# Updating Office 2004 Mac Office Wide



## 123RMud (Aug 20, 2008)

Hi-

I manage a Mac workgroup of almost 50 people. They all use Office 2004. I need to update them all so they can read/write the new Office formats from Office 2007. Many of them are behind on their updates. Like some have Office version 1139 and below. 

*I was wondering if there is a combined updater that will catch them up to 1151 and then the Open XML Converter?* You know like Apple does with its OS Combined updates? From Apple if you have Mac OS 10.4.7, you can get updated to 10.4.11 using the Combined updater. One update catches everything in between. It is also one file to download.

If Microsoft does not offer a similar updater, it will take on average about 20 minutes to install the some eight or more patches per workstation. 

Thanks.


----------



## sinclair_tm (Mar 11, 2005)

I don't use Office, so I have no idea. This is something you can ask Microsoft about. Have you checked out their Mac site, Mactopia, yet?
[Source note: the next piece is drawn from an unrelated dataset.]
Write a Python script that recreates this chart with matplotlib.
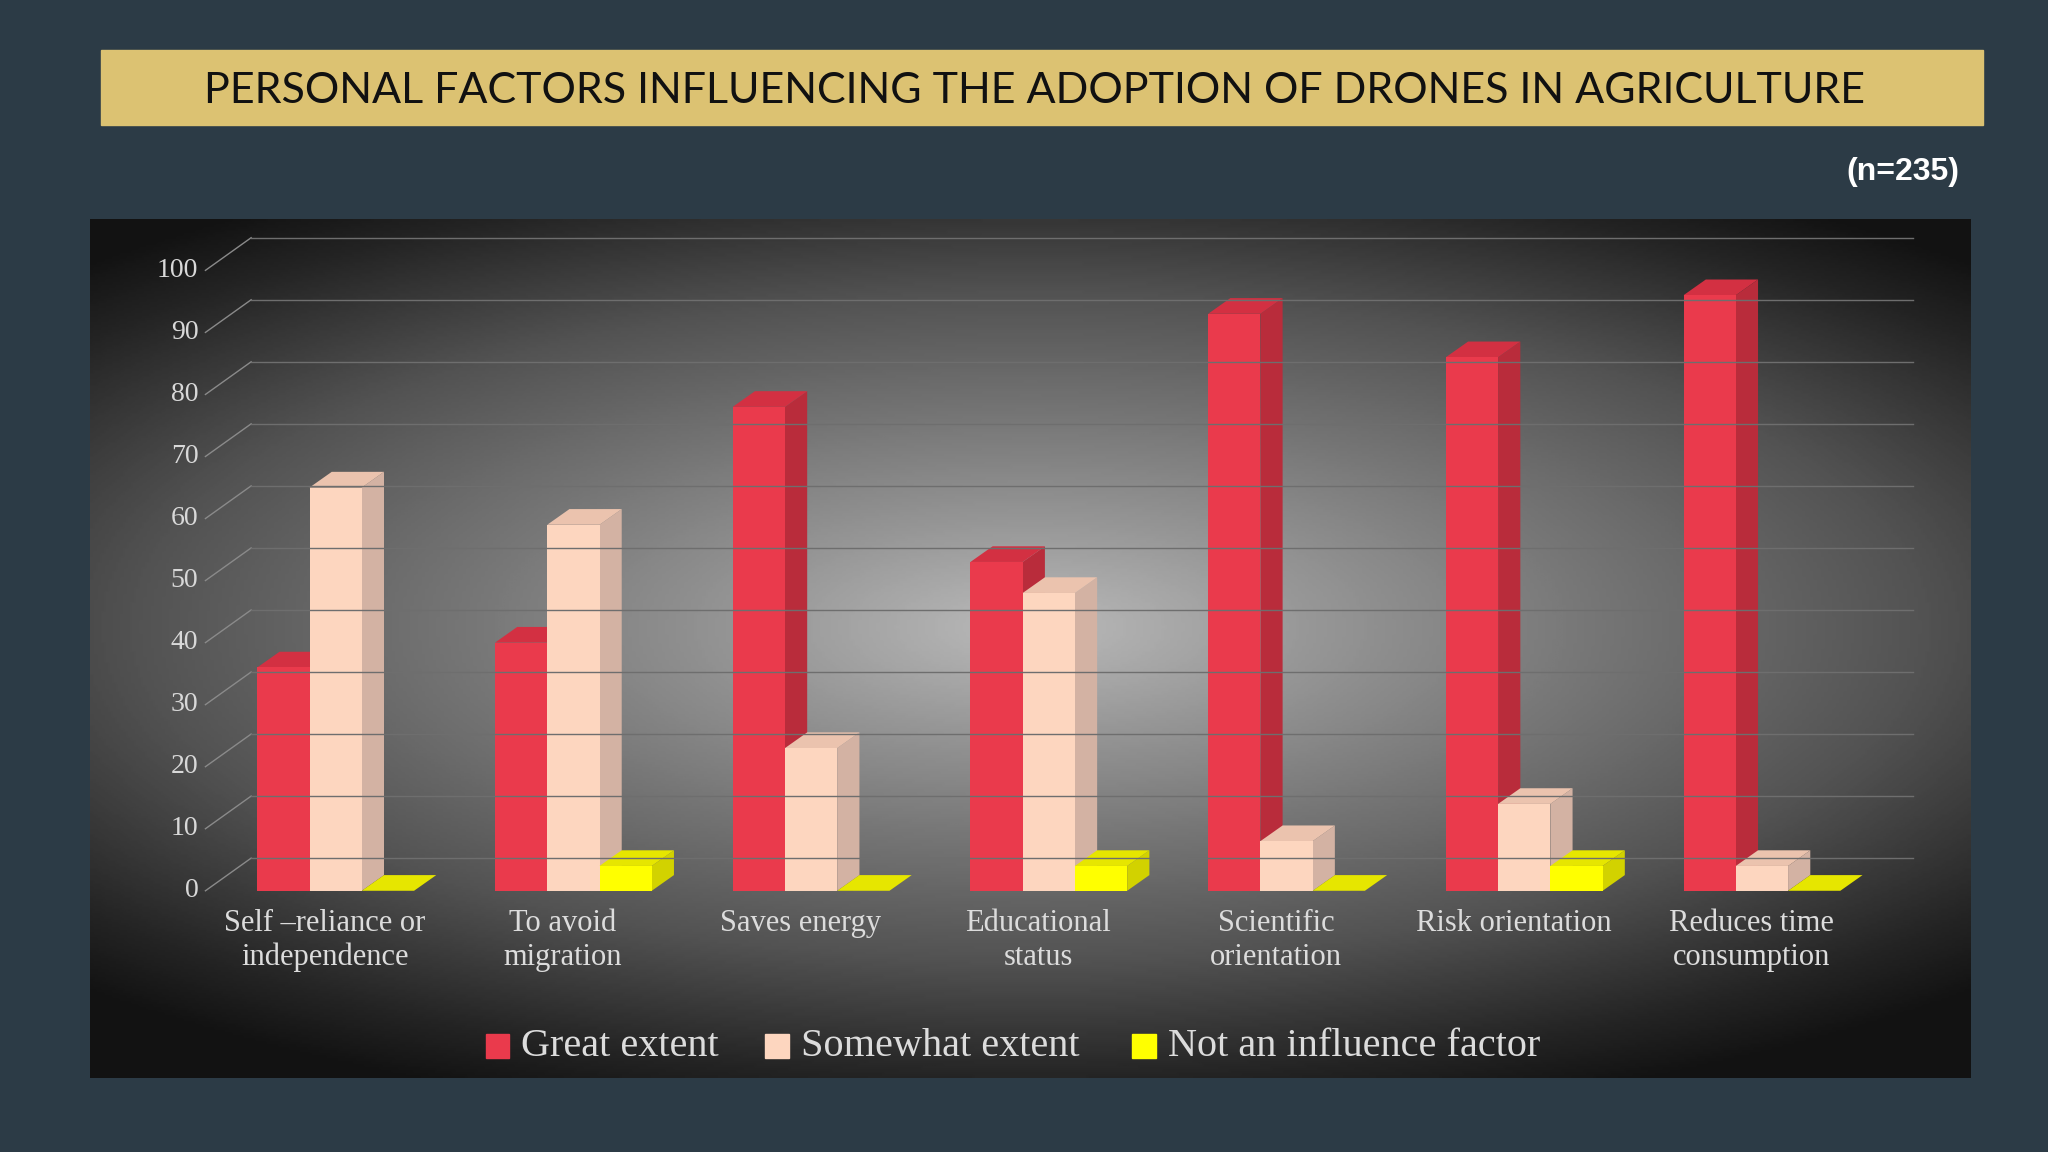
import numpy as np
import matplotlib.pyplot as plt
from matplotlib.patches import Polygon, Rectangle

categories = ["Self \u2013reliance or\nindependence", "To avoid\nmigration", "Saves energy",
              "Educational\nstatus", "Scientific\norientation", "Risk orientation",
              "Reduces time\nconsumption"]
great = [36, 40, 78, 53, 93, 86, 96]
somewhat = [65, 59, 23, 48, 8, 14, 4]
not_factor = [0, 4, 0, 4, 0, 4, 0]
series = ["Great extent", "Somewhat extent", "Not an influence factor"]
yticks = list(range(0, 101, 10))

W, H = 1568, 882  # reference layout units
front = ["#ea3a4c", "#fdd6bf", "#ffff00"]
side = ["#b92c3b", "#d3b2a3", "#d2d200"]
top = ["#d33042", "#ebc3ae", "#e6e600"]

fig = plt.figure(figsize=(20.48, 11.52), dpi=100)
fig.patch.set_facecolor("#2c3b46")

# title band
fig.patches.append(Rectangle((77 / W, 1 - 96 / H), (1518 - 77) / W, 58 / H,
                             transform=fig.transFigure, color="#dcc272"))
fig.text(792 / W, 1 - 70 / H, "PERSONAL FACTORS INFLUENCING THE ADOPTION OF DRONES IN AGRICULTURE",
         ha="center", va="center", fontsize=31, family="Lato", color="#111111")
fig.text(1500 / W, 1 - 132 / H, "(n=235)", ha="right", va="center", fontsize=23,
         family="Liberation Sans", weight="bold", color="white")

# dark panel with radial gradient
pan = fig.add_axes([69 / W, 1 - 825 / H, (1509 - 69) / W, (825 - 168) / H])
yy, xx = np.mgrid[-1:1:300j, -1:1:500j]
r = np.sqrt((xx * 0.9) ** 2 + ((yy + 0.05) * 1.1) ** 2)
pan.imshow(np.clip(r, 0, 1.3), cmap="Greys", vmin=-0.9, vmax=1.45, aspect="auto",
           extent=[0, 1, 0, 1])
pan.axis("off")

# plot axes: value 0 at y=682, 105.26 at y=182; category centers 257 + 182*i
x0px, x1px = 150, 1465
ax = fig.add_axes([x0px / W, 1 - 682 / H, (x1px - x0px) / W, 500 / H])
ax.set_xlim((x0px - 257) / 182, (x1px - 257) / 182)
ax.set_ylim(0, 500 / 4.75)
ax.axis("off")
ax.patch.set_alpha(0)

wdx, wdy = 35 / 182, 25 / 4.75   # back wall offset
bdx, bdy = 17 / 182, 12 / 4.75   # bar depth
xl, xr = ax.get_xlim()
for v in yticks:
    ax.plot([xl + 0.04, xl + 0.04 + wdx], [v, v + wdy], color="#8a8a8a", lw=1, clip_on=False)
    ax.plot([xl + 0.04 + wdx, xr], [v + wdy, v + wdy], color="#6e6e6e", lw=1, clip_on=False)
    ax.text(xl + 0.01, v, str(v), ha="right", va="center", fontsize=20, family="Liberation Serif",
            color="#d8d8d8")

bw = 40 / 182
for i in range(len(categories)):
    for k, vals in enumerate([great, somewhat, not_factor]):
        v = vals[i]
        x = i - 1.5 * bw + k * bw
        ax.add_patch(Polygon([(x + bw, 0), (x + bw + bdx, bdy), (x + bw + bdx, v + bdy), (x + bw, v)],
                             closed=True, color=side[k], clip_on=False, lw=0))
        ax.add_patch(Polygon([(x, v), (x + bdx, v + bdy), (x + bw + bdx, v + bdy), (x + bw, v)],
                             closed=True, color=top[k], clip_on=False, lw=0))
        if v > 0:
            ax.add_patch(Rectangle((x, 0), bw, v, color=front[k], clip_on=False, lw=0))
    ax.text(i - 0.045, -3.0, categories[i], ha="center", va="top", fontsize=22,
            family="Liberation Serif", color="#dcdcdc", linespacing=1.2)

# legend
lx = [372, 586, 867]
for k, name in enumerate(series):
    fig.patches.append(Rectangle((lx[k] / W, 1 - 810 / H), 18 / W, 18 / H,
                                 transform=fig.transFigure, color=front[k]))
    fig.text((lx[k] + 27) / W, 1 - 801 / H, name, ha="left", va="center", fontsize=29,
             family="Liberation Serif", color="#dcdcdc")

fig.savefig("out.png", dpi=100, facecolor=fig.get_facecolor())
Also, I know that at one point Microsoft did have a software updater for Macs that you could run and it would check to see if there are updates for the sofware installed on the Mac, kind of like Apple's new Windows software updater that installs with iTunes. But it has been a while since I saw it, as I don't use any Microsoft software anymore.


----------



## 123RMud (Aug 20, 2008)

yeah. I checked microsoft.com/mac. 

I thought this was Microsoft sponsored forum. Guess not.


----------



## sinclair_tm (Mar 11, 2005)

Nope, this a completely private, independantly run forum, funded by donations and out of our own pockets.


----------



## macthorough (Jul 5, 2008)

Here's what I would do... I would blow away all MS office instances on all machines and install then update a fresh copy. I would do a small 15 comps at a time. That ok?


----------



## 123RMud (Aug 20, 2008)

I've already completed my updates. Office 2004 1150, 1151 and the Open XML Converter 100 in that order. The 1150 is a combo update, just that Microsoft does not readily list it as such.

You suggestion of updating fresh copies is not necessary and would take far too much of my valuable time.


----------